Using trusted engineering references for properties is essential. Authoritative public resources include NASA educational thermofluid pages and federal metrology institutions. You can review mass flow fundamentals from NASA Glenn Research Center, metrology and measurement context from NIST, and industrial energy management guidance from U.S. Department of Energy.

Comparison table: fluid density impact on mass flow estimation

The following comparison uses the same geometry and pressure differential to show why density selection is critical. Example assumptions: pipe ID 100 mm, orifice 60 mm, Cd 0.61, Y 1.00, deltaP 25 kPa.

Fluid Condition Density (kg/m3) Estimated Mass Flow (kg/s) Relative to Water Case
Water at about 20 C 998 about 12.6 100%
Light hydrocarbon liquid 700 about 10.6 84%
Air near ambient pressure 1.2 about 0.44 about 3.5%
Compressed air example 7.0 about 1.05 about 8.3%

Common mistakes and how to avoid them

  • Using gauge pressure instead of differential pressure: Orifice equations need pressure drop across the plate.
  • Mixing units: Entering psi values while selecting kPa can create huge error.
  • Ignoring beta limitations: Extremely high beta can reduce stable measurement margin.
  • Wrong density basis: Standard condition density is not equal to flowing condition density.
  • Assuming Cd is always 0.61: Use calibrated values when available.
  • Poor installation: Disturbed velocity profiles from elbows and valves near the meter can bias readings.

Installation guidance for dependable measurements

Even the best calculator cannot fix poor field setup. For high quality readings, confirm plate orientation, tap cleanliness, and straight run requirements from your governing standard. Flow conditioners can help in tight layouts. Keep impulse lines free of trapped gas in liquid service and trapped liquid in gas service. Verify transmitters are ranged correctly and zeroed under no flow conditions.

Practical note: If your calculated flow oscillates heavily while process conditions appear stable, inspect differential pressure signal filtering, impulse line integrity, and upstream disturbances before adjusting the equation inputs.

How to use this calculator in engineering workflow

  1. Enter pipe ID and orifice bore with correct unit selections.
  2. Enter measured differential pressure from the transmitter.
  3. Input fluid density at flowing conditions from lab, equation of state, or trusted property source.
  4. Set Cd based on plate data, standard correlation, or calibration record.
  5. Set expansion factor Y, especially important for gases.
  6. Click Calculate and review mass flow, volumetric flow, and chart trend.
  7. Run sensitivity checks by changing Cd, density, and deltaP to understand uncertainty.
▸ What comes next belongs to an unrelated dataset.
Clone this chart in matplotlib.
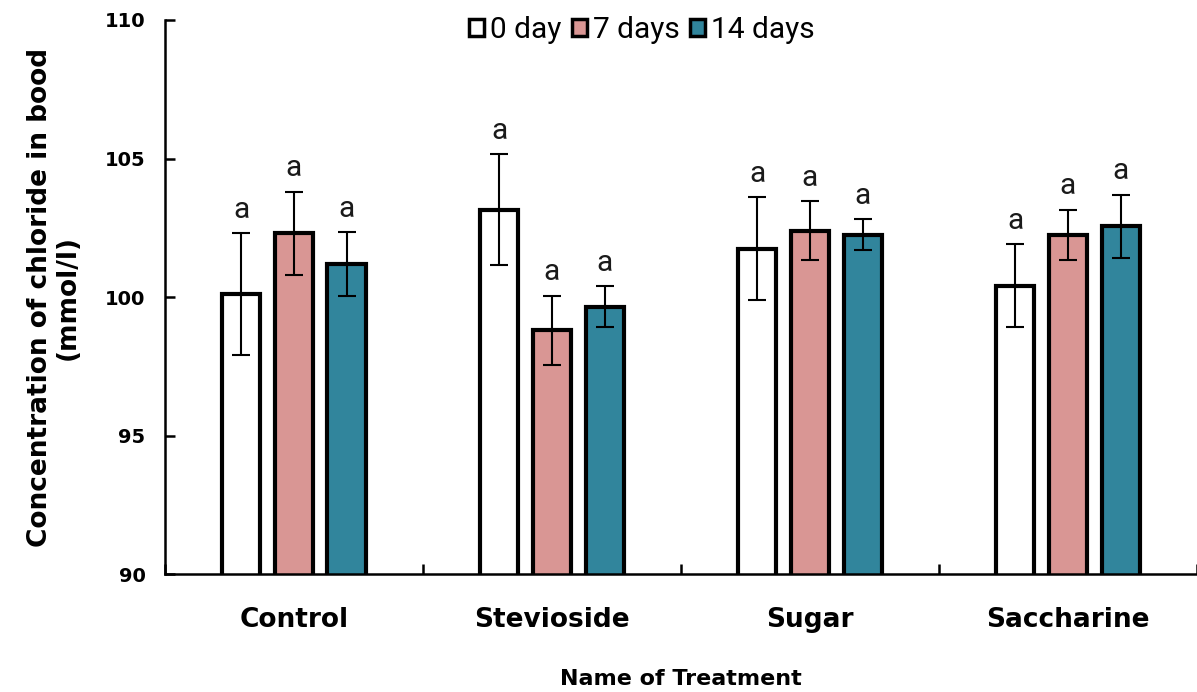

Interpreting the chart output

The chart plots estimated mass flow versus differential pressure near your current operating point. Because the relation is proportional to the square root of pressure drop, the curve rises but not linearly. This helps operators understand why doubling differential pressure does not double flow. The chart is useful for control valve tuning, pump startup plans, and alarm threshold planning.

When to choose another flow technology

Orifice plates are robust and economical, but they are not perfect for every service. If you need very low permanent pressure loss, ultra wide turndown, or direct density independent mass output, compare alternatives such as Coriolis, vortex, ultrasonic, or thermal mass flow meters. Still, orifice systems remain highly relevant for steam, gas, and utility lines because of low hardware cost, high temperature tolerance, and established standards in many facilities.

Final engineering takeaway

An orifice mass flow rate calculator is a high value decision tool when used with disciplined inputs and sound installation practice. The largest accuracy gains usually come from better density data, verified diameter values, and trustworthy differential pressure measurements. Use this page for rapid design checks, troubleshooting, and operations planning. For compliance critical applications, always align with your project standard, validate coefficients, and document assumptions clearly for audit and handover.